In den Patientenunterlagen des Speyerers ist nach Angaben des Sachverständigen nicht dokumentiert, ob im Zeitraum vor der ersten Operation eine Biometrie erfolgte. Diese Vermessung mehrerer Teile des Auges sei erforderlich, um festzustellen, welche Stärke bei der Kunstlinse benötigt wird. Nach „den Leitlinien“ müsse die Biometrie bei erweiterter Pupille erfolgen, so der Sachverständige.
Gutachter sieht „groben Behandlungsfehler“
Bei der ersten Operation wurde laut den Unterlagen die alte Kunstlinse entfernt, aber keine neue eingesetzt, weil die benötigte Speziallinse in der Praxis nicht vorrätig gewesen sei. Wenn die Biometrie mit erweiterter Pupille durchgeführt worden wäre, hätte man mit großer Wahrscheinlichkeit erkennen können, dass eine
Speziallinse benötigt wird, so der Sachverständige. Wegen der fehlenden Dokumentation könne man nicht sagen, ob dies erkannt worden war. Ebenso könne man nicht sagen, ob im Auge vor den Operationen bereits ein Zentralnervenverschluss war, der einer der Gründe für den Verlust der Sehkraft ist, oder ob dieser
Zentralnervenverschluss eine Folge der Operationen ist.

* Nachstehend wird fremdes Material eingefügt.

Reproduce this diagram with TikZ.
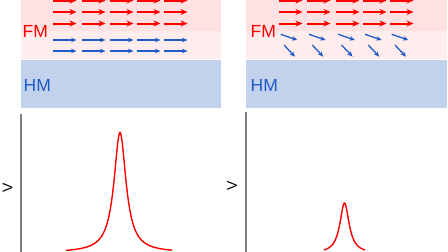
\documentclass[tikz,border=0pt]{standalone}
\usepackage{fontspec}
\setmainfont{Liberation Sans}
\usetikzlibrary{arrows.meta}
\definecolor{pinkA}{RGB}{255,225,225}
\definecolor{pinkB}{RGB}{255,237,237}
\definecolor{hmblue}{RGB}{195,210,236}
\definecolor{arrblue}{RGB}{30,90,200}
\definecolor{axisgray}{RGB}{128,128,128}
\tikzset{
  redarr/.style={red, line width=2pt, -{Stealth[length=7pt,width=6pt]}},
  bluearr/.style={arrblue, line width=1.3pt, -{Stealth[length=5.5pt,width=4.5pt]}},
  lbl/.style={font=\fontsize{17.5}{18}\selectfont, inner sep=0pt, anchor=west},
  vlbl/.style={font=\fontsize{14}{15}\selectfont, inner sep=0pt, rotate=90},
  axisline/.style={axisgray, line width=1.3pt},
  peak/.style={red, line width=1.4pt}
}
\begin{document}
\begin{tikzpicture}[x=1pt,y=-1pt]
\useasboundingbox (0,0) rectangle (448,252);
\fill[white] (0,0) rectangle (448,252);
% left panel layers
\fill[pinkA] (21,0) rectangle (221,31);
\fill[pinkB] (21,31) rectangle (221,58.5);
\fill[hmblue] (21,59.5) rectangle (221,108);
% right panel layers
\fill[pinkA] (246,0) rectangle (447,31);
\fill[pinkB] (246,31) rectangle (447,58.5);
\fill[hmblue] (246,59.5) rectangle (447,108);
% labels
\node[lbl, text=red] (fmL) at (22.5,31) {FM};
\node[lbl, text=arrblue] (hmL) at (23.5,85) {HM};
\node[lbl, text=red] (fmR) at (250.5,31) {FM};
\node[lbl, text=arrblue] (hmR) at (250.5,85) {HM};
% left arrows
\foreach \x in {53,82,110,137,164}{
  \foreach \y in {0.5,12,23.5}{
    \draw[redarr] (\x,\y) -- ++(23.5,0);
  }
  \foreach \y in {40,51}{
    \draw[bluearr] (\x,\y) -- ++(23.5,0);
  }
}
% right arrows
\foreach \x in {279,307,336,363,390}{
  \foreach \y in {0.5,12,23.5}{
    \draw[redarr] (\x,\y) -- ++(23.5,0);
  }
}
\foreach \x in {280.7,309,338.3,365,391.7}{
  \draw[bluearr] (\x,34.3) -- ++(16.7,5.8);
  \draw[bluearr] (\x+3.3,45) -- ++(11,11.7);
}
% axes
\coordinate (aLt) at (21,114);
\coordinate (aLb) at (21,253);
\coordinate (aRt) at (246,111.5);
\coordinate (aRb) at (246,253);
\draw[axisline] (aLt) -- (aLb);
\draw[axisline] (aRt) -- (aRb);
\node[vlbl] (vL) at (7.5,188) {V};
\node[vlbl] (vR) at (232,185.5) {V};
% peaks
\draw[peak, domain=66:172, samples=240, smooth] plot (\x, {252.5 - 120/(1+((\x-120)/7.3)^2)});
\draw[peak, domain=324:365, samples=160, smooth] plot (\x, {253.5 - 50.5/(1+((\x-344.5)/5.6)^2)});
\end{tikzpicture}
\end{document}
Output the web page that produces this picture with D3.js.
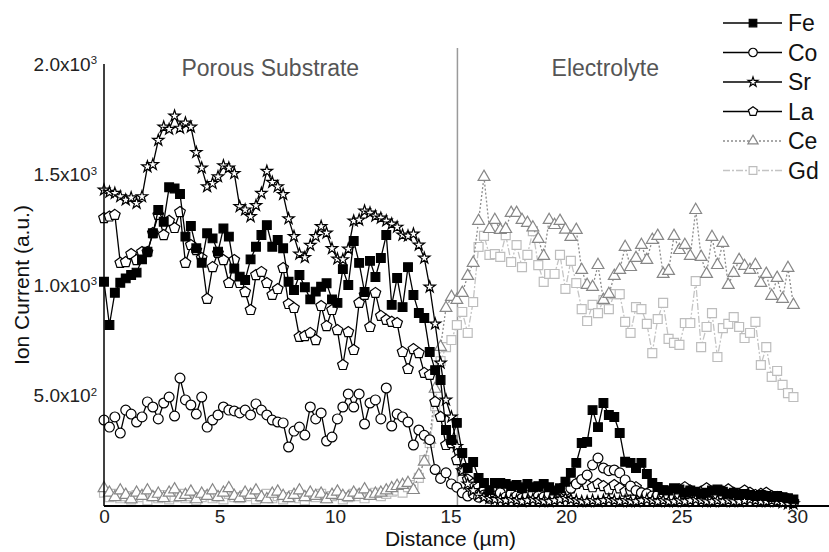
<!DOCTYPE html>
<html>
<head>
<meta charset="utf-8">
<title>Ion current depth profile</title>
<script src="https://cdn.jsdelivr.net/npm/d3@7"></script>
<style>
  body { margin: 0; background: #ffffff; }
  text { font-family: "Liberation Sans", Arial, sans-serif; }
</style>
</head>
<body>
<svg width="829" height="552" id="mainsvg"></svg>
<script>
// sampling grid along the depth (µm)
const distance = d3.range(0, 30, 0.235);

// ion current (a.u.), one value per sample
const fe = [1015,819,965,1010,1030,1045,1056,1116,1151,1234,1339,1286,1442,1437,1412,1219,1267,1166,1101,1234,
  1211,1151,1256,1219,1075,1038,1023,1116,1173,1226,1271,1173,1204,1166,1015,977,1045,990,935,970,992,1008,935,
  919,1072,1000,1199,1100,968,1109,1036,1122,1226,910,1032,900,1081,955,873,851,697,615,570,344,299,376,240,172,199,127,104,72,104,104,
  100,90,95,80,100,85,90,100,85,70,80,
  110,150,195,285,290,434,357,466,412,403,330,200,195,172,195,145,104,86,72,
  70,80,75,60,70,65,55,60,70,75,65,55,60,50,55,50,45,50,45,40,45,40,35,30];

const co = [389,357,403,330,434,416,380,403,471,448,394,466,493,407,579,480,457,416,493,357,389,412,448,434,430,421,434,412,462,434,
  412,389,380,376,267,339,357,321,448,394,421,294,312,394,448,507,448,507,371,466,480,394,534,362,416,403,380,276,344,
  320,300,165,125,150,100,85,60,45,55,40,
  50,35,45,60,40,55,45,35,50,60,45,40,55,50,60,70,
  80,100,120,140,186,217,172,160,163,150,118,90,70,
  60,55,45,50,60,45,40,55,50,45,60,50,40,45,55,50,40,45,50,40,45,40,35,45,40,35,30,25,15];

const sr = [1430,1420,1415,1400,1385,1395,1370,1400,1535,1545,1655,1715,1705,1765,1710,1733,1715,1600,1530,1445,1460,1490,
  1540,1530,1505,1355,1340,1310,1360,1415,1515,1465,1445,1410,1300,1220,1140,1125,1180,1220,1265,1235,1165,1118,
  1115,1163,1290,1294,1335,1326,1312,1303,1290,1276,1262,1226,1222,1231,1181,1122,991,824,647,480,403,
  270,160,100,70,50,40,35,30,30,25,30,25,20,25,30,25,20,20,25,30,35,30,25,20,20,25,20,25,30,25,
  20,25,20,20,25,30,25,20,25,20,20,25,20,25,30,25,20,20,25,20,25,20,20,25,30,25,20,20,25,20,15,10,10];

const la = [1303,1310,1317,1100,1104,1140,1113,1149,1149,1235,1317,1226,1290,1258,1330,1100,1181,1158,1122,937,1081,1145,
  1113,1009,1113,1009,968,887,1045,1059,1009,955,982,1077,914,896,765,769,783,751,905,814,887,796,
  638,787,706,919,955,810,964,860,842,833,828,697,620,710,692,602,593,471,403,276,285,208,
  160,120,100,85,70,60,75,90,70,55,65,80,60,50,70,85,65,55,75,90,80,100,110,95,85,100,90,75,95,80,
  65,70,85,60,55,70,80,65,50,60,75,85,70,55,65,80,60,50,65,75,60,55,70,60,50,55,60,45,40,35,30,20];

const ce = [80,60,40,70,50,30,60,45,70,40,55,35,60,75,40,50,65,30,55,45,70,40,60,80,45,35,60,50,70,40,
  30,55,65,45,35,50,70,40,60,45,55,30,50,65,45,40,60,50,75,45,55,60,70,80,90,95,104,72,140,
  200,300,530,720,896,946,932,964,1041,1100,1290,1489,1253,1294,1249,1253,1326,1326,1294,1281,1260,1208,1131,1294,
  1271,1290,1250,1217,1249,1068,1000,991,1090,932,959,1041,
  1068,1172,1081,1122,1181,1113,1204,1222,1050,1063,1222,1158,1181,1131,1339,1127,1050,1217,1090,1190,1000,1054,
  1113,1086,1068,1090,1009,1050,950,1032,937,1077,910];

const gd = [60,40,55,35,45,30,50,40,25,45,35,50,30,40,55,35,45,25,40,50,35,45,30,55,40,35,50,45,30,40,
  55,35,45,30,40,50,35,25,45,40,55,35,45,50,30,40,55,45,35,50,60,45,55,65,70,60,85,95,
  127,208,285,452,656,719,751,819,878,783,923,1172,1222,1136,1140,1127,1226,1104,1181,1081,
  1136,1244,1090,1014,1050,1050,1136,982,1109,1009,891,837,910,873,932,891,959,959,833,783,
  900,891,824,692,846,919,756,738,729,828,828,1018,719,810,873,674,805,824,855,810,
  760,783,833,638,719,584,611,548,511,493];

const xTicks = [0, 5, 10, 15, 20, 25, 30];
const yTicks = [500, 1000, 1500, 2000];
const yTickLabels = [['5.0x10', '2'], ['1.0x10', '3'], ['1.5x10', '3'], ['2.0x10', '3']];
const interfaceAt = 15.3;
const regionNames = ['Porous Substrate', 'Electrolyte'];
const regionCenters = [7.2, 21.7];

// svg & scales
const svg = d3.select('#mainsvg');
const width = +svg.attr('width');
const height = +svg.attr('height');
const margin = {top: 64, right: 32, bottom: 46, left: 104};

const xScale = d3.scaleLinear().domain([0, 30]).range([margin.left, width - margin.right]);
const yScale = d3.scaleLinear().domain([0, 2000]).range([height - margin.bottom, margin.top]);

// regular pentagon, pointing up (d3 has none)
const symbolPentagon = {
  draw(context, size) {
    const r = Math.sqrt(size / 2.3776);
    for (let k = 0; k < 5; k++) {
      const a = -Math.PI / 2 + k * 2 * Math.PI / 5;
      if (k === 0) context.moveTo(r * Math.cos(a), r * Math.sin(a));
      else context.lineTo(r * Math.cos(a), r * Math.sin(a));
    }
    context.closePath();
  }
};

// drawing order: grey ones below, black on top
const series = [
  {name: 'Gd', values: gd, type: d3.symbolSquare, size: 80, stroke: '#bdbdbd', fill: '#fff', line: '#c4c4c4', dash: '7,2,2,2'},
  {name: 'Ce', values: ce, type: d3.symbolTriangle, size: 60, stroke: '#878787', fill: '#fff', line: '#8c8c8c', dash: '2,2'},
  {name: 'La', values: la, type: symbolPentagon, size: 74, stroke: '#000', fill: '#fff', line: '#000', dash: null},
  {name: 'Co', values: co, type: d3.symbolCircle, size: 76, stroke: '#000', fill: '#fff', line: '#000', dash: null},
  {name: 'Sr', values: sr, type: d3.symbolStar, size: 40, stroke: '#000', fill: '#fff', line: '#000', dash: null},
  {name: 'Fe', values: fe, type: d3.symbolSquare, size: 76, stroke: '#000', fill: '#000', line: '#000', dash: null}
];
const legendOrder = ['Fe', 'Co', 'Sr', 'La', 'Ce', 'Gd'];

const g = svg.append('g').attr('id', 'maingroup');

// interface between substrate and electrolyte
g.append('line')
  .attr('x1', xScale(interfaceAt)).attr('x2', xScale(interfaceAt))
  .attr('y1', yScale(2000) - 16).attr('y2', yScale(0))
  .attr('stroke', '#9a9a9a').attr('stroke-width', 1.5);

g.selectAll('.region').data(regionNames).enter().append('text')
  .attr('class', 'region')
  .attr('x', (d, i) => xScale(regionCenters[i]))
  .attr('y', yScale(2000) + 12)
  .attr('text-anchor', 'middle')
  .attr('font-size', 23)
  .attr('fill', '#555')
  .text(d => d);

// lines + markers
const line = d3.line().x((d, i) => xScale(distance[i])).y(d => yScale(d));

series.forEach(s => {
  const sg = g.append('g').attr('class', 'series-' + s.name);
  sg.append('path')
    .datum(s.values)
    .attr('d', line)
    .attr('fill', 'none')
    .attr('stroke', s.line)
    .attr('stroke-width', 1.3)
    .attr('stroke-dasharray', s.dash);
  sg.selectAll('path.mark').data(s.values).enter().append('path')
    .attr('class', 'mark')
    .attr('transform', (d, i) => `translate(${xScale(distance[i])},${yScale(d)})`)
    .attr('d', d3.symbol().type(s.type).size(s.size))
    .attr('fill', s.fill)
    .attr('stroke', s.stroke)
    .attr('stroke-width', 1.2);
});

// axes
const xAxis = d3.axisBottom(xScale).tickValues(xTicks).tickSize(0).tickPadding(3);
const xAxisGroup = g.append('g').attr('transform', `translate(0, ${yScale(0)})`).call(xAxis);
xAxisGroup.select('.domain').remove();
xAxisGroup.selectAll('text').attr('font-size', 19).attr('fill', '#222')
  .style('font-family', '"Liberation Sans Narrow", "Liberation Sans", Arial, sans-serif');
xAxisGroup.append('line')
  .attr('x1', xScale(0)).attr('x2', width)
  .attr('stroke', '#000').attr('stroke-width', 2);

const yAxis = d3.axisLeft(yScale).tickValues(yTicks).tickSize(0).tickPadding(7);
const yAxisGroup = g.append('g').attr('transform', `translate(${xScale(0)}, 0)`).call(yAxis);
yAxisGroup.select('.domain').remove();
yAxisGroup.selectAll('.tick text').each(function(d, i) {
  const t = d3.select(this).text(null).attr('font-size', 19).attr('fill', '#222');
  t.append('tspan').text(yTickLabels[i][0]);
  t.append('tspan').attr('dy', '-0.55em').attr('font-size', '0.6em').text(yTickLabels[i][1]);
});
yAxisGroup.append('line')
  .attr('y1', yScale(0)).attr('y2', yScale(2000))
  .attr('stroke', '#000').attr('stroke-width', 1.5);

// axis titles
g.append('text')
  .attr('x', (xScale(0) + xScale(30)) / 2)
  .attr('y', height - 6)
  .attr('text-anchor', 'middle')
  .attr('font-size', 21)
  .attr('fill', '#111')
  .text('Distance (µm)');
g.append('text')
  .attr('transform', `translate(29, ${(yScale(0) + yScale(2000)) / 2}) rotate(-90)`)
  .attr('text-anchor', 'middle')
  .attr('font-size', 21)
  .attr('fill', '#111')
  .text('Ion Current (a.u.)');

// legend
const legend = g.selectAll('.legend')
  .data(legendOrder.map(n => series.find(s => s.name === n)))
  .enter().append('g')
  .attr('class', 'legend')
  .attr('transform', (d, i) => `translate(${width - 106}, ${23 + i * 29.5})`);
legend.append('line')
  .attr('x1', 0).attr('x2', 59)
  .attr('stroke', d => d.line)
  .attr('stroke-width', 1.3)
  .attr('stroke-dasharray', d => d.dash);
legend.append('path')
  .attr('transform', 'translate(30,0)')
  .attr('d', d => d3.symbol().type(d.type).size(d.size * 0.75)())
  .attr('fill', d => d.fill)
  .attr('stroke', d => d.stroke)
  .attr('stroke-width', 1.2);
legend.append('text')
  .attr('x', 65)
  .attr('y', 8)
  .attr('font-size', 23)
  .attr('fill', '#111')
  .text(d => d.name);
</script>
</body>
</html>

Am 6. Juni 2019 wurde der Speyerer erneut operiert, aber wieder keine Kunstlinse eingesetzt, weil sein
Augendruck zu hoch gewesen sei. Wie der Speyerer berichtete, hat er zwischen den beiden Operationen und nach der Operation im Juni Schmerzen gehabt, mit dem rechten Auge fast nichts mehr gesehen und es habe Blutungen im Auge gegeben. Sicher sei, dass die Nachsorge nach den Operationen unzureichend und
mangelhaft war, das sei ein „grober Behandlungsfehler“, so der Gutachter.
Als Notfall nach Ludwigshafen
Am 2. August 2019 ging der Mann auf Drängen von Verwandten zu einer anderen Augenärztin. Die überwies ihn als Notfall in die Augenklinik in Ludwigshafen. Dort wurde der ältere Mann zwei Mal am Auge operiert. Doch ist er nach wie vor auf dem rechten Auge fast blind, dadurch ist sein Gesichtsfeld eingeschränkt, er ist nach eigenen Angaben deshalb schon mehrfach gestürzt und hat inzwischen Pflegestufe drei attestiert
bekommen.
Der Augenarzt müsse für seine Behandlungsfehler und die unzureichende Aufklärung haften, so Kaltenhäuser. Als Vergleich schlug die Kammer vor, dass der Augenarzt 10.000 Euro Schmerzensgeld und 359 Euro Schadenersatz zahlen muss. Der Kläger müsse drei Fünftel der Kosten des Verfahrens, der Augenarzt zwei Fünftel zahlen. Beide Parteien stimmten dem Vergleich zu, jedoch mit dem Vorbehalt, dass sie ihre Zustimmung bis 15. März zurückziehen können.
Am 27. April will die Kammer verkünden, wie der Prozess letztendlich ausgeht.